Question

Suppose $$f$$ is a continuous function defined on a rectangle $$R=[a,b]\times [c,d]$$.
Write the definition of $$\iint_{R}f(x,y)\mathrm{d}A$$ as a limit.

Answer

**step1** Understanding the Goal

The goal is to define the double integral of a continuous function $$f(x,y)$$ over a rectangle $$R=[a,b]\times [c,d]$$ as a limit. This definition is based on the concept of Riemann sums, extending the idea of a definite integral from single-variable calculus to two variables.

**step2** Partitioning the Rectangle

To define the integral, we first need to divide the rectangle $$R$$ into smaller subrectangles.
We partition the interval $$[a,b]$$ on the x-axis into $$m$$ subintervals of equal width, denoted by $$\Delta x$$. The width is calculated as:
$$\Delta x = \frac{b-a}{m}$$
Similarly, we partition the interval $$[c,d]$$ on the y-axis into $$n$$ subintervals of equal width, denoted by $$\Delta y$$. The width is calculated as:
$$\Delta y = \frac{d-c}{n}$$
These partitions create a grid of $$m \times n$$ smaller subrectangles within $$R$$. We can denote each subrectangle as $$R_{ij}$$, where $$i$$ ranges from 1 to $$m$$ and $$j$$ ranges from 1 to $$n$$.

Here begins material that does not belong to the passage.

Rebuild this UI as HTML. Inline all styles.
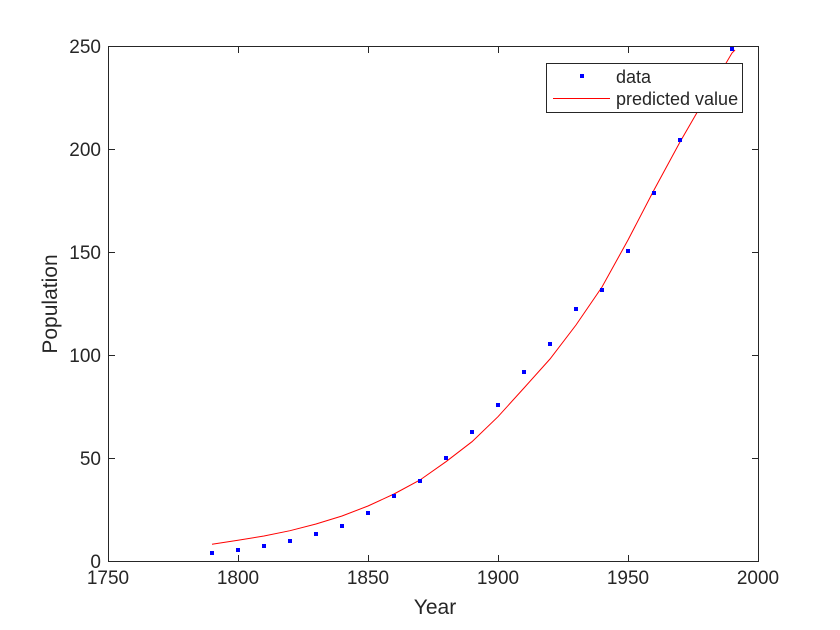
<!DOCTYPE html>
<html><head><meta charset="utf-8"><style>body{margin:0;background:#fff}svg{display:block}text{font-family:"Liberation Sans",sans-serif;fill:#262626}</style></head><body>
<svg width="840" height="630" viewBox="0 0 840 630">
<rect width="840" height="630" fill="#fff"/>
<rect x="108.5" y="46.5" width="650" height="515" fill="#fff" stroke="#262626" stroke-width="1"/>
<g stroke="#262626" stroke-width="1">
<line x1="238.5" y1="561" x2="238.5" y2="555"/><line x1="368.5" y1="561" x2="368.5" y2="555"/><line x1="498.5" y1="561" x2="498.5" y2="555"/><line x1="628.5" y1="561" x2="628.5" y2="555"/>
<line x1="238.5" y1="47" x2="238.5" y2="53"/><line x1="368.5" y1="47" x2="368.5" y2="53"/><line x1="498.5" y1="47" x2="498.5" y2="53"/><line x1="628.5" y1="47" x2="628.5" y2="53"/>
<line x1="109" y1="458.5" x2="115" y2="458.5"/><line x1="109" y1="355.5" x2="115" y2="355.5"/><line x1="109" y1="252.5" x2="115" y2="252.5"/><line x1="109" y1="149.5" x2="115" y2="149.5"/>
<line x1="758" y1="458.5" x2="752" y2="458.5"/><line x1="758" y1="355.5" x2="752" y2="355.5"/><line x1="758" y1="252.5" x2="752" y2="252.5"/><line x1="758" y1="149.5" x2="752" y2="149.5"/>
</g>
<g font-size="19" text-anchor="middle">
<text x="108" y="584">1750</text><text x="238" y="584">1800</text><text x="368" y="584">1850</text><text x="498" y="584">1900</text><text x="628" y="584">1950</text><text x="758" y="584">2000</text>
</g>
<g font-size="19" text-anchor="end">
<text x="101" y="568">0</text><text x="101" y="465">50</text><text x="101" y="362">100</text><text x="101" y="259">150</text><text x="101" y="156">200</text><text x="101" y="53">250</text>
</g>
<text x="435" y="614" font-size="21" text-anchor="middle">Year</text>
<text transform="translate(57,304) rotate(-90)" font-size="21" text-anchor="middle">Population</text>
<polyline fill="none" stroke="#ff0000" stroke-width="1" points="212,544.3 238,540.3 264,536 290,530.7 316,524 342,516 368,506 394,494 420,480 446,461.7 472,441.7 498,416.7 524,388 550,359 576,325 602,287 628,240 654,190 680,142 706,97 732,53 735,50"/>
<g fill="#0000ff">
<rect x="210" y="551" width="4" height="4"/><rect x="236" y="548" width="4" height="4"/><rect x="262" y="544" width="4" height="4"/><rect x="288" y="539" width="4" height="4"/><rect x="314" y="532" width="4" height="4"/><rect x="340" y="524" width="4" height="4"/><rect x="366" y="511" width="4" height="4"/><rect x="392" y="494" width="4" height="4"/><rect x="418" y="479" width="4" height="4"/><rect x="444" y="456" width="4" height="4"/><rect x="470" y="430" width="4" height="4"/><rect x="496" y="403" width="4" height="4"/><rect x="522" y="370" width="4" height="4"/><rect x="548" y="342" width="4" height="4"/><rect x="574" y="307" width="4" height="4"/><rect x="600" y="288" width="4" height="4"/><rect x="626" y="249" width="4" height="4"/><rect x="652" y="191" width="4" height="4"/><rect x="678" y="138" width="4" height="4"/><rect x="704" y="92" width="4" height="4"/><rect x="730" y="47" width="4" height="4"/>
</g>
<rect x="546.5" y="63.5" width="196" height="49" fill="#fff" stroke="#262626" stroke-width="1"/>
<rect x="580" y="74" width="4" height="4" fill="#0000ff"/>
<line x1="553" y1="98.5" x2="610" y2="98.5" stroke="#ff0000" stroke-width="1"/>
<text x="616" y="83" font-size="18">data</text>
<text x="616" y="105" font-size="18">predicted value</text>
</svg>
</body></html>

**step3** Calculating the Area of Subrectangles

Each subrectangle $$R_{ij}$$ has dimensions $$\Delta x$$ (width) by $$\Delta y$$ (height).
The area of each subrectangle, denoted by $$\Delta A_{ij}$$, is given by the product of its side lengths:
$$\Delta A_{ij} = \Delta x \cdot \Delta y$$
Substituting the expressions for $$\Delta x$$ and $$\Delta y$$:
$$\Delta A_{ij} = \left(\frac{b-a}{m}\right) \cdot \left(\frac{d-c}{n}\right)$$

**step4** Choosing Sample Points

Within each subrectangle $$R_{ij}$$, we choose an arbitrary sample point. Let's denote this sample point as $$(x_{ij}^*, y_{ij}^*)$$. This point will be used to evaluate the function $$f(x,y)$$ over that subrectangle.

**step5** Forming the Riemann Sum

For each subrectangle $$R_{ij}$$, we calculate the product of the function value at the chosen sample point and the area of the subrectangle: $$f(x_{ij}^*, y_{ij}^*) \Delta A_{ij}$$.
To approximate the total "volume" under the surface $$z=f(x,y)$$ over $$R$$, we sum up all these products. This sum is called a Riemann sum:
$$S_{mn} = \sum_{i=1}^{m} \sum_{j=1}^{n} f(x_{ij}^*, y_{ij}^*) \Delta A_{ij}$$
This sum represents an approximation of the double integral.

**step6** Defining the Double Integral as a Limit

The definition of the double integral of $$f(x,y)$$ over the rectangle $$R$$ is the limit of these Riemann sums as the number of subintervals in both directions approaches infinity (which means the width and height of each subrectangle approach zero).
So, the double integral is defined as:
$$\iint_{R}f(x,y)\mathrm{d}A = \lim_{m,n\to\infty} \sum_{i=1}^{m} \sum_{j=1}^{n} f(x_{ij}^*, y_{ij}^*) \Delta A_{ij}$$
This limit exists because $$f$$ is a continuous function on the closed and bounded rectangle $$R$$.